まず、割礼派の人々については、何の指示も受けていないのに勝手なことを言って人々を動揺させ、心を乱したという評価を下しています。そして、「聖霊と私たち」が決定を下したと書かれています。つまり、教会会議において正式に決定されたことを、彼らが、神ご自身の決断であると考えていたことが分かります。

 

現代の教会においてもこの態度は重要です。教会が物事を決するとき、いつも聖霊の導きを求めて心からの祈りがなされるべきです。教会の会議は人間的な業ではないです。そして、成熟したクリスチャンは会議において仮に自分の個人的異見と異なった結論が出ても、それを神の導き出された結果ととらえ、教会の公の決定や判断を尊重し、それを支持する態度を選ぶのです。

 

エルサレム会議で決議された内容は、異邦人クリスチャンに余計な重荷(割礼の義務)を負わせないことです。しかし、ユダヤ人クリスチャンに不必要なつまづきを与えないため、異邦人にも以下の行為を避けるようにという勧めがなされました。
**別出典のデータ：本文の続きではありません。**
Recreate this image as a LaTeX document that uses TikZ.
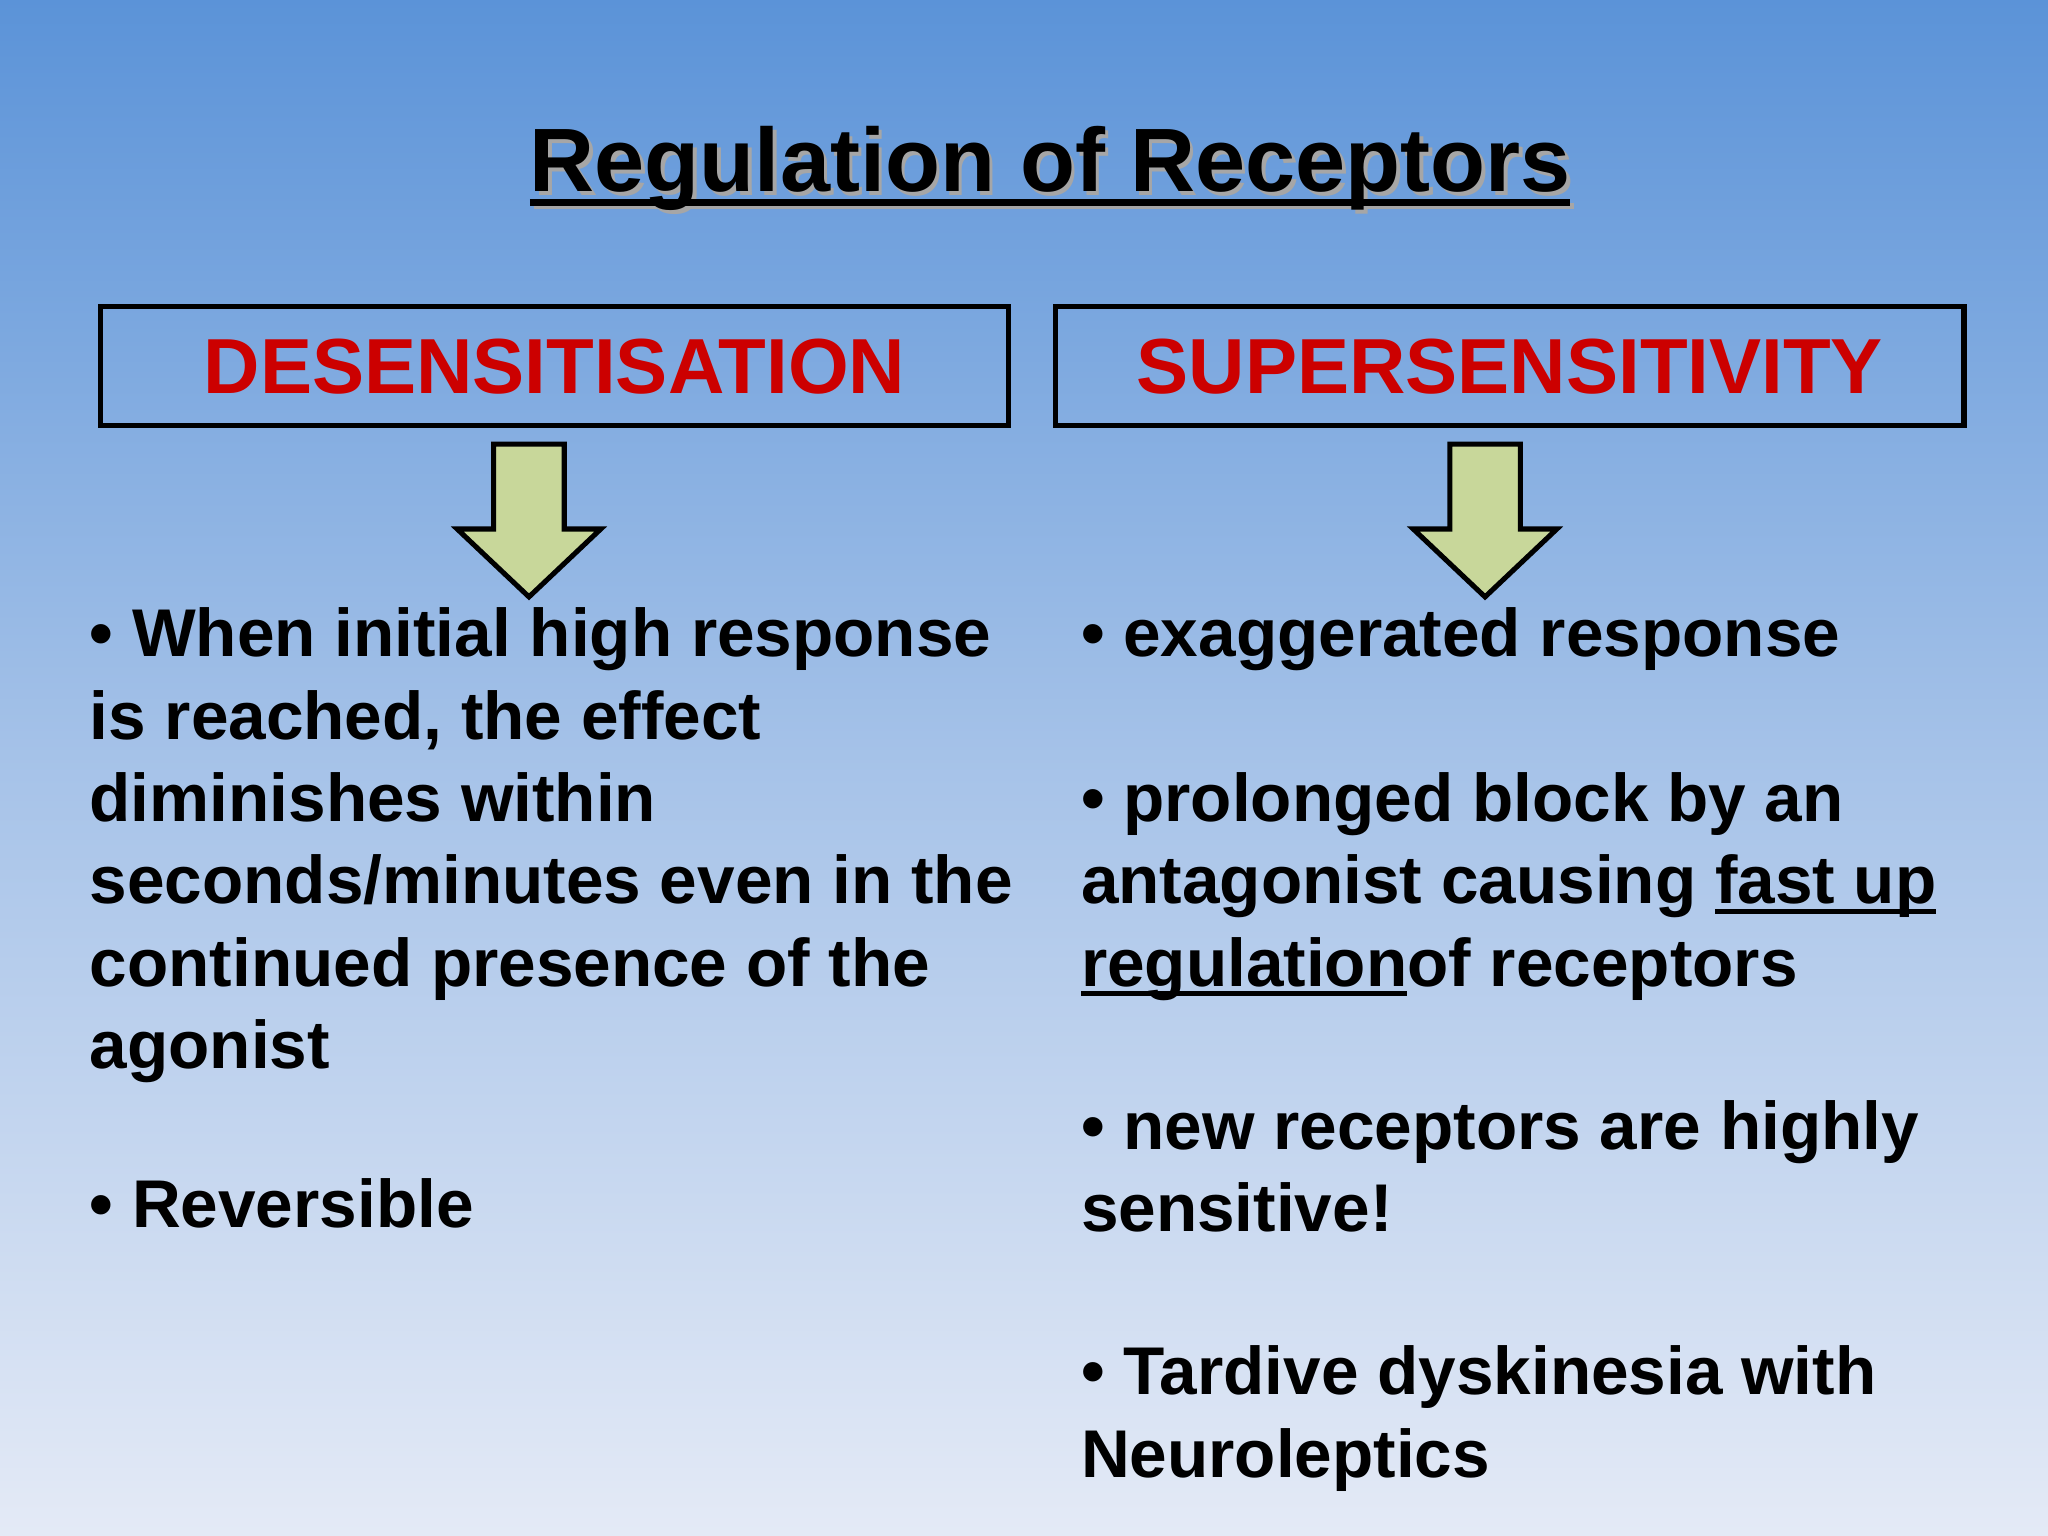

それは、偶像への供え物を食べる行為、血を飲んだり、血の入ったままの肉を食べたり、性的不品行やそれを疑われるような行為です。これらはみな、ユダヤ的背景で育った人々をギョッとさせ、激しい抵抗を覚えさせる行為だからです。

 

この手紙が届けられ、アンテオケ教会に平安がもたらされました。また、この会議の結論は、各地の教会に対しても基準となっていきました。

 

パウロとバルナバの対立

ところが、この後、パウロとバルナバは第二次宣教旅行にヨハネ・マルコを同行させるか否かで決裂します。パウロは前回の旅を途中で離脱したような者は置いていくべきと考えましたが、バルナバは連れて行こう考えます。

 

結局、ふた手に別れて行動することになりますが、それでも神様は双方のチームを憐れみ深く導き、用いてくださいます。